BERNAL v. BANK OF NEW YORK MELLON

United States District Court, Southern District of Texas (2015)

Facts

Issue

Holding — Hoyt, J.

Rule

Reasoning

Deep Dive: How the Court Reached Its Decision

Court's Reasoning on Negligence and Fraud Claims

The court reasoned that the plaintiffs' negligence and fraud claims were barred by the economic loss doctrine, which prohibits recovery in tort for purely economic damages arising from a contractual relationship. The plaintiffs alleged that the defendant had negligently handled their loan account and provided false information, but the court noted that these claims stemmed solely from the contractual obligations outlined in the Note and Security Instrument. Since Texas law generally restricts tort claims to cases where a duty exists independent of the contract, the court concluded that any alleged harm was merely a repackaging of a breach of contract claim. The plaintiffs failed to demonstrate any damages beyond those associated with the contract itself, reinforcing the application of the economic loss doctrine. Consequently, the court held that the plaintiffs' claims could not survive summary judgment as they were inextricably linked to the contractual relationship, failing to establish a separate basis for tort liability.

Insufficiency of Fraud Claims

In addressing the fraud claims, the court highlighted that the plaintiffs did not plead the necessary specifics to establish their case under Texas law. The court emphasized that for a fraud claim to be successful, the plaintiffs must provide detailed allegations regarding the false representations, including who made them, when they occurred, and their content. The plaintiffs failed to identify the individuals responsible for the purported misrepresentations or to provide adequate details about the timing and nature of these claims. Additionally, the court noted that any reliance on oral representations regarding the loan agreement was unenforceable under the statute of frauds, as the agreement exceeded $50,000 and required written documentation. Thus, the court concluded that the plaintiffs’ fraud claim lacked the requisite detail and was therefore legally insufficient, warranting dismissal.

Application of the Statute of Frauds

The court also considered the implications of the statute of frauds on the plaintiffs' claims. Under Texas law, any loan agreement exceeding $50,000 must be in writing and signed by the party against whom enforcement is sought. Given that the plaintiffs' loan agreement fell under this requirement, any oral modifications or representations related to the loan were deemed unenforceable. The court noted that the plaintiffs could not recover for claims arising from an unenforceable contract, which further weakened their position. As a result, even if the plaintiffs had alleged oral misrepresentations, these claims could not be supported legally due to the statute of frauds, reinforcing the court's decision to dismiss the fraud claims along with the negligence claims.

Defendant's Right to Foreclosure

The court affirmed the defendant's right to proceed with foreclosure based on the evidence presented.
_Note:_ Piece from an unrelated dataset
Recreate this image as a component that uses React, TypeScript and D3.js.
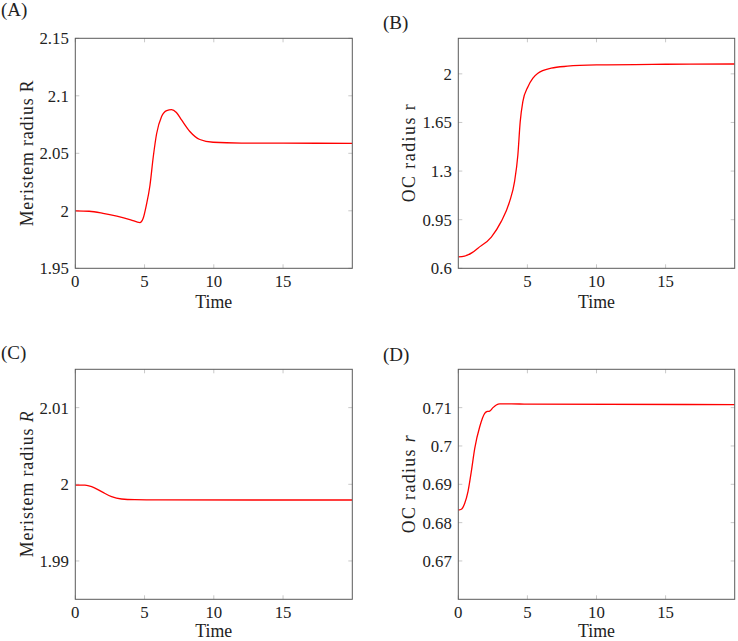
import React from "react";
import * as d3 from "d3";

// ---- Data ----
const timeA = [0, 1, 2, 3, 4, 4.67, 4.9, 5.14, 5.39, 5.63, 5.87, 6.23, 6.6, 6.95, 7.3, 7.67, 8.27, 8.99, 9.95, 12, 15, 20];
const valuesA = [2.0, 1.9996, 1.9978, 1.9953, 1.9922, 1.9898, 1.9935, 2.0055, 2.022, 2.047, 2.067, 2.082, 2.0872, 2.088, 2.0855, 2.079, 2.069, 2.062, 2.0596, 2.0589, 2.0588, 2.0587];

const timeB = [0, 0.45, 1.0, 1.42, 2.39, 3.1, 3.71, 4.07, 4.31, 4.48, 4.67, 5.04, 5.4, 5.76, 6.72, 7.9, 10, 15, 20];
const valuesB = [0.682, 0.687, 0.713, 0.745, 0.825, 0.936, 1.08, 1.224, 1.416, 1.656, 1.8, 1.908, 1.97, 2.005, 2.041, 2.055, 2.064, 2.069, 2.071];

const timeC = [0, 0.7, 1.18, 1.9, 2.62, 3.34, 4.3, 6, 20];
const valuesC = [1.9999, 1.99988, 1.99969, 1.99904, 1.99838, 1.99808, 1.99799, 1.99796, 1.99795];

const timeD = [0, 0.22, 0.46, 0.7, 0.94, 1.19, 1.55, 1.91, 2.1, 2.27, 2.51, 2.75, 3.0, 3.84, 5, 20];
const valuesD = [0.6833, 0.6835, 0.685, 0.6881, 0.6933, 0.6994, 0.705, 0.7085, 0.709, 0.7091, 0.71, 0.7107, 0.711, 0.711, 0.7109, 0.7108];

const xTicksA = [0, 5, 10, 15];
const xTicksB = [5, 10, 15];
const xTicksC = [0, 5, 10, 15];
const xTicksD = [0, 5, 10, 15];

const yTicksA = [1.95, 2, 2.05, 2.1, 2.15];
const yTicksB = [0.6, 0.95, 1.3, 1.65, 2];
const yTicksC = [1.99, 2, 2.01];
const yTicksD = [0.67, 0.68, 0.69, 0.7, 0.71];

const yDomainA = [1.95, 2.15];
const yDomainB = [0.6, 2.256];
const yDomainC = [1.985, 2.015];
const yDomainD = [0.66, 0.72];
const xDomain = [0, 20];

// ---- Layout ----
const FONT = "Liberation Serif, DejaVu Serif, Tinos, Times New Roman, serif";
const FS_TICK = 16.8;
const FS_LABEL = 17.8;
const FS_TAG = 19;

type PanelSpec = {
  tag: string;
  ylabel: string;
  italicVar: string | null;
  plainVar: string | null;
  t: number[];
  v: number[];
  xTicks: number[];
  yTicks: number[];
  yDomain: number[];
  left: number; right: number; top: number; bottom: number;
  tagX: number; tagY: number;
  ylabX: number; ylabLen: number;
};

const panels: PanelSpec[] = [
  { tag: "(A)", ylabel: "Meristem radius ", italicVar: null, plainVar: "R", t: timeA, v: valuesA, xTicks: xTicksA, yTicks: yTicksA, yDomain: yDomainA,
    left: 75.3, right: 352.3, top: 38.3, bottom: 268.3, tagX: 1, tagY: 15.5, ylabX: 32.8, ylabLen: 146 },
  { tag: "(B)", ylabel: "OC radius ", italicVar: null, plainVar: "r", t: timeB, v: valuesB, xTicks: xTicksB, yTicks: yTicksB, yDomain: yDomainB,
    left: 458.3, right: 734.7, top: 38.3, bottom: 268.3, tagX: 383, tagY: 29, ylabX: 414.5, ylabLen: 98 },
  { tag: "(C)", ylabel: "Meristem radius ", italicVar: "R", plainVar: null, t: timeC, v: valuesC, xTicks: xTicksC, yTicks: yTicksC, yDomain: yDomainC,
    left: 75.3, right: 352.3, top: 369.3, bottom: 599.3, tagX: 1, tagY: 359, ylabX: 32.8, ylabLen: 146 },
  { tag: "(D)", ylabel: "OC radius ", italicVar: "r", plainVar: null, t: timeD, v: valuesD, xTicks: xTicksD, yTicks: yTicksD, yDomain: yDomainD,
    left: 458.3, right: 734.7, top: 369.3, bottom: 599.3, tagX: 383, tagY: 361, ylabX: 414.5, ylabLen: 98 },
];

function fmt(v: number): string {
  return String(+v.toFixed(4));
}

function Panel({ p }: { p: PanelSpec }) {
  const x = d3.scaleLinear().domain(xDomain).range([p.left, p.right]);
  const y = d3.scaleLinear().domain(p.yDomain).range([p.bottom, p.top]);
  const pts = p.t.map((t, i) => [t, p.v[i]] as [number, number]);
  const line = d3.line<[number, number]>()
    .x((d) => x(d[0]))
    .y((d) => y(d[1]))
    .curve(d3.curveMonotoneX);
  const tickLen = 4;
  const tickColor = "#c8c8c8";
  const cx = (p.left + p.right) / 2;
  const cy = (p.top + p.bottom) / 2;
  const clipId = "clip" + p.tag.replace(/[()]/g, "");
  const timeY = Math.min(p.bottom + 39.8, 637);
  return (
    <g>
      <defs>
        <clipPath id={clipId}>
          <rect x={p.left} y={p.top} width={p.right - p.left} height={p.bottom - p.top} />
        </clipPath>
      </defs>
      {p.xTicks.map((t) => (
        <g key={"xt" + t}>
          <line x1={x(t)} x2={x(t)} y1={p.bottom} y2={p.bottom - tickLen} stroke={tickColor} strokeWidth={1} />
          <line x1={x(t)} x2={x(t)} y1={p.top} y2={p.top + tickLen} stroke={tickColor} strokeWidth={1} />
        </g>
      ))}
      {p.yTicks.map((t) => (
        <g key={"yt" + t}>
          <line x1={p.left} x2={p.left + tickLen} y1={y(t)} y2={y(t)} stroke={tickColor} strokeWidth={1} />
          <line x1={p.right} x2={p.right - tickLen} y1={y(t)} y2={y(t)} stroke={tickColor} strokeWidth={1} />
        </g>
      ))}
      <path d={line(pts) || ""} fill="none" stroke="#ff0000" strokeWidth={1.3} clipPath={`url(#${clipId})`} />
      <rect x={p.left} y={p.top} width={p.right - p.left} height={p.bottom - p.top} fill="none" stroke="#5a5a5a" strokeWidth={1} />
      {p.xTicks.map((t) => (
        <text key={"xl" + t} x={x(t)} y={p.bottom + 18.5} textAnchor="middle" fontFamily={FONT} fontSize={FS_TICK} fill="#222">{fmt(t)}</text>
      ))}
      {p.yTicks.map((t) => (
        <text key={"yl" + t} x={p.left - 6.5} y={y(t) + 5.9} textAnchor="end" fontFamily={FONT} fontSize={FS_TICK} fill="#222">{fmt(t)}</text>
      ))}
      <text x={cx} y={timeY} textAnchor="middle" fontFamily={FONT} fontSize={FS_LABEL} fill="#222">Time</text>
      <text transform={`translate(${p.ylabX},${cy}) rotate(-90)`} textAnchor="middle" fontFamily={FONT} fontSize={FS_LABEL} fill="#222"
        textLength={p.ylabLen} lengthAdjust="spacing">
        {p.ylabel}
        {p.plainVar ? <tspan>{p.plainVar}</tspan> : null}
        {p.italicVar ? <tspan fontStyle="italic">{p.italicVar}</tspan> : null}
      </text>
      <text x={p.tagX} y={p.tagY} fontFamily={FONT} fontSize={FS_TAG} fill="#222">{p.tag}</text>
    </g>
  );
}

export default function App() {
  return (
    <svg width={738} height={641} style={{ position: "absolute", left: 0, top: 0, background: "#fff" }}>
      <rect x={0} y={0} width={738} height={641} fill="#fff" />
      {panels.map((p) => (
        <Panel key={p.tag} p={p} />
      ))}
    </svg>
  );
}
The defendant established that it was the current owner and holder of the Note and Security Instrument, and it had fulfilled all legal requirements necessary to initiate foreclosure under Texas law. The plaintiffs acknowledged their default on the note, having not made any payments since April 2010, and the defendant had provided the requisite notices of default and acceleration. The court pointed out that the Security Instrument explicitly authorized foreclosure upon default, thus allowing the defendant to seek judicial relief. Given that all elements required under Texas Property Code § 51.002 were satisfied, the court granted summary judgment on the counterclaim for foreclosure, affirming the defendant's authority to proceed with the sale of the property.

Conclusion on Summary Judgment

Ultimately, the court concluded that the defendant was entitled to summary judgment on the plaintiffs' claims for negligence, fraud, and injunctive relief due to their failure to provide adequate support for these claims. The plaintiffs' inability to respond to the defendant's motion for summary judgment further solidified the court's decision, as the local rules dictated that a lack of opposition implied no contest to the motion. The court noted that summary judgment is appropriate when the record demonstrates no genuine issue of material fact, and in this case, the plaintiffs failed to meet their burden of proof. Thus, the court dismissed the plaintiffs' claims with prejudice and authorized the defendant to foreclose on the property, thereby concluding the matter in favor of the defendant.